The compromise reached by President Obama and Congressional Republicans to extend Bush-era tax cuts contains several provisions that will benefit the capital investment and innovation that drive the Massachusetts economy.
The agreement includes a two-year extension of the federal research and development tax credit, which expired last year, and an extension of a provision that would allow businesses to write off their investments in equipment. Extension of the Bush tax cuts will also provide additional capital to the many Massachusetts business owners who operate as subchapter-S corporations and pay the personal income tax rate.
Unemployment benefits will be extended at their current level for 13 months, through the end of 2011, under the compromise.
“Everybody gets a little bit of something they’ve been looking for,’’ says Brian R. Gilmore, Executive Vice President of Associated Industries of Massachusetts. “We’re better off having movement instead of deadlock.’’
The federal research and development tax credit is a complex incentive that can amount to 20 percent for companies that existed during the 1980s and ratchet down to 7 percent for companies founded later. The credit has been a sort of orphan among economic stimulus measures – it has never been made permanent, has lapsed four times and been renewed more than a dozen times.
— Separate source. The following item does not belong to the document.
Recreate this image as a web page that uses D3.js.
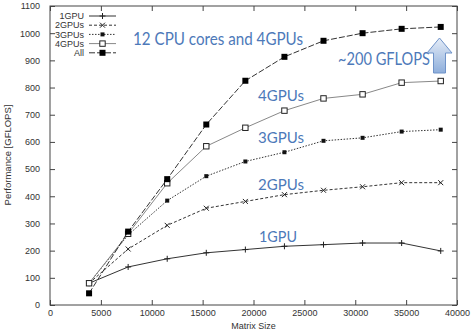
<!DOCTYPE html>
<html>
<head>
<meta charset="utf-8">
<script src="https://cdn.jsdelivr.net/npm/d3@7/dist/d3.min.js"></script>
<style>
  html, body { margin: 0; padding: 0; background: #fff; }
  svg { display: block; }
</style>
</head>
<body>
<svg id="chart" width="474" height="333"></svg>
<script>
// Matrix sizes (x) and sustained performance in GFLOPS per configuration
const matrixSizes = [3840, 7680, 11520, 15360, 19200, 23040, 26880, 30720, 34560, 38400];
const gpu1  = [80, 140, 170, 192, 204, 216, 222, 228, 228, 199];
const gpu2  = [80, 206, 293, 356, 381, 406, 422, 435, 450, 450];
const gpu3  = [80, 258, 384, 474, 528, 562, 604, 615, 638, 645];
const gpu4  = [80, 262, 448, 584, 652, 715, 760, 775, 818, 824];
const allCfg = [43, 270, 463, 664, 825, 913, 972, 1000, 1016, 1023];

const xTicks = [0, 5000, 10000, 15000, 20000, 25000, 30000, 35000, 40000];
const yTicks = [0, 100, 200, 300, 400, 500, 600, 700, 800, 900, 1000, 1100];
const seriesNames = ["1GPU", "2GPUs", "3GPUs", "4GPUs", "All"];

(function () {
const svg = d3.select("#chart");
const plotL = 50, plotR = 457, plotT = 6, plotB = 305;

const x = d3.scaleLinear().domain([0, 40000]).range([plotL, plotR]);
const y = d3.scaleLinear().domain([0, 1100]).range([plotB, plotT]);

const axisColor = "#444";
const textColor = "#333";
const tickFont = "'Liberation Sans', Arial, sans-serif";

// Frame with inward ticks on all four sides
function styleAxis(g) {
  g.select(".domain").remove();
  g.selectAll(".tick line").attr("stroke", axisColor).attr("stroke-width", 1);
  g.selectAll(".tick text").attr("fill", textColor)
    .style("font-family", tickFont).style("font-size", "9px");
}

svg.append("g").attr("transform", `translate(0,${plotB})`)
  .call(d3.axisBottom(x).tickValues(xTicks).tickFormat(d3.format("d")).tickSizeInner(-5).tickSizeOuter(0).tickPadding(5))
  .call(styleAxis);
svg.append("g").attr("transform", `translate(0,${plotT})`)
  .call(d3.axisTop(x).tickValues(xTicks).tickFormat("").tickSizeInner(-5).tickSizeOuter(0))
  .call(styleAxis);
svg.append("g").attr("transform", `translate(${plotL},0)`)
  .call(d3.axisLeft(y).tickValues(yTicks).tickFormat(d3.format("d")).tickSizeInner(-5).tickSizeOuter(0).tickPadding(10))
  .call(styleAxis);
svg.append("g").attr("transform", `translate(${plotR},0)`)
  .call(d3.axisRight(y).tickValues(yTicks).tickFormat("").tickSizeInner(-5).tickSizeOuter(0))
  .call(styleAxis);

svg.append("rect")
  .attr("x", plotL).attr("y", plotT)
  .attr("width", plotR - plotL).attr("height", plotB - plotT)
  .attr("fill", "none").attr("stroke", axisColor).attr("stroke-width", 1);

// Axis titles
svg.append("text")
  .attr("x", x(20000)).attr("y", 329)
  .attr("text-anchor", "middle")
  .attr("fill", textColor)
  .style("font-family", tickFont).style("font-size", "9px")
  .text("Matrix Size");

svg.append("text")
  .attr("transform", "translate(11,155) rotate(-90)")
  .attr("text-anchor", "middle")
  .attr("fill", textColor)
  .style("font-family", tickFont).style("font-size", "9.5px")
  .text("Performance [GFLOPS]");

// Series styling
const styles = [
  { name: seriesNames[0], values: gpu1,  stroke: "#333", dash: null,      marker: "plus" },
  { name: seriesNames[1], values: gpu2,  stroke: "#333", dash: "3,2",     marker: "cross" },
  { name: seriesNames[2], values: gpu3,  stroke: "#333", dash: "1.5,1.5", marker: "smallsq" },
  { name: seriesNames[3], values: gpu4,  stroke: "#888", dash: null,      marker: "opensq" },
  { name: seriesNames[4], values: allCfg, stroke: "#333", dash: "6,2",    marker: "filledsq" }
];

const line = d3.line().x(d => x(d[0])).y(d => y(d[1]));

function drawMarker(g, kind, cx, cy) {
  if (kind === "plus") {
    g.append("path").attr("d", `M${cx-3},${cy}H${cx+3}M${cx},${cy-3}V${cy+3}`)
      .attr("stroke", "#222").attr("stroke-width", 1).attr("fill", "none");
  } else if (kind === "cross") {
    g.append("path").attr("d", `M${cx-2.5},${cy-2.5}L${cx+2.5},${cy+2.5}M${cx-2.5},${cy+2.5}L${cx+2.5},${cy-2.5}`)
      .attr("stroke", "#222").attr("stroke-width", 1).attr("fill", "none");
  } else if (kind === "smallsq") {
    g.append("rect").attr("x", cx-2).attr("y", cy-2).attr("width", 4).attr("height", 4)
      .attr("fill", "#111");
  } else if (kind === "opensq") {
    g.append("rect").attr("x", cx-2.7).attr("y", cy-2.7).attr("width", 5.4).attr("height", 5.4)
      .attr("fill", "#fff").attr("stroke", "#222").attr("stroke-width", 1);
  } else if (kind === "filledsq") {
    g.append("rect").attr("x", cx-3).attr("y", cy-3).attr("width", 6).attr("height", 6)
      .attr("fill", "#000");
  }
}

styles.forEach(s => {
  const pts = matrixSizes.map((m, i) => [m, s.values[i]]);
  const g = svg.append("g");
  g.append("path")
    .attr("d", line(pts))
    .attr("fill", "none")
    .attr("stroke", s.stroke)
    .attr("stroke-width", 1)
    .attr("stroke-dasharray", s.dash);
  pts.forEach(p => drawMarker(g, s.marker, x(p[0]), y(p[1])));
});

// Legend
const legend = svg.append("g");
styles.forEach((s, i) => {
  const ly = 16 + i * 9.2;
  legend.append("text")
    .attr("x", 84).attr("y", ly + 3.2)
    .attr("text-anchor", "end")
    .attr("fill", textColor)
    .style("font-family", tickFont).style("font-size", "9px")
    .text(s.name);
  legend.append("line")
    .attr("x1", 89).attr("x2", 116).attr("y1", ly).attr("y2", ly)
    .attr("stroke", s.stroke).attr("stroke-width", 1)
    .attr("stroke-dasharray", s.dash);
  drawMarker(legend, s.marker, 102.5, ly);
});

// Annotations
const blue = "#4d79b9";
const noteFont = "Lato, 'Open Sans', sans-serif";
const notes = [
  { text: "12 CPU cores and 4GPUs", x: 133, y: 45, size: 16.5, w: 170 },
  { text: "~200 GFLOPS", x: 338, y: 65, size: 16.5, w: 92 },
  { text: "4GPUs", x: 258, y: 101, size: 14.5, w: 46 },
  { text: "3GPUs", x: 258, y: 143, size: 14.5, w: 46 },
  { text: "2GPUs", x: 258, y: 190, size: 14.5, w: 46 },
  { text: "1GPU", x: 259, y: 242, size: 14.5, w: 38 }
];
notes.forEach(n => {
  svg.append("text")
    .attr("x", n.x).attr("y", n.y)
    .attr("fill", blue)
    .attr("textLength", n.w)
    .attr("lengthAdjust", "spacingAndGlyphs")
    .style("font-family", noteFont).style("font-size", n.size + "px")
    .text(n.text);
});

// Block arrow marking the gain over GPUs alone
const defs = svg.append("defs");
const grad = defs.append("linearGradient").attr("id", "arrowFill")
  .attr("x1", 0).attr("y1", 0).attr("x2", 0).attr("y2", 1);
grad.append("stop").attr("offset", "0%").attr("stop-color", "#e4ecf7");
grad.append("stop").attr("offset", "100%").attr("stop-color", "#8eaedb");

svg.append("path")
  .attr("d", "M439.5,38 L452,53 L445.5,53 L445.5,73 L433.5,73 L433.5,53 L427,53 Z")
  .attr("fill", "url(#arrowFill)")
  .attr("stroke", "#6f93c9")
  .attr("stroke-width", 1);
})();
</script>
</body>
</html>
Both the R&D credit and the expensing provisions benefit key sectors of the Massachusetts economy. Durable goods make up almost $24 billion of the $34 billion in gross domestic product generated by Massachusetts manufacturers, while a recent study by AIM and the University of Massachusetts underscored the importance of research and innovation in allowing Bay State defense contractors to triple the value of their business in the past 15 years.
“We are concerned about the deficit,’’ Gilmore said, “but we really have got to put a premium in jobs and job development. It’s the only way we’re going to pay off the deficit.’’
Economists also note that other countries maintain much higher research and development tax credits, which hinders the large number of companies in Boston that compete globally.
Still the Boston Globe reported today that the compromise tax plan has few supporters among the Massachusetts Congressional delegation.
“I strongly disagree,” Representative Barney Frank, a Newton Democrat, told the newspaper. He said he would vote against the deal, although he also said it likely had enough votes to pass. “You have overwhelming Republican support and enough Democrats to do it,” he said.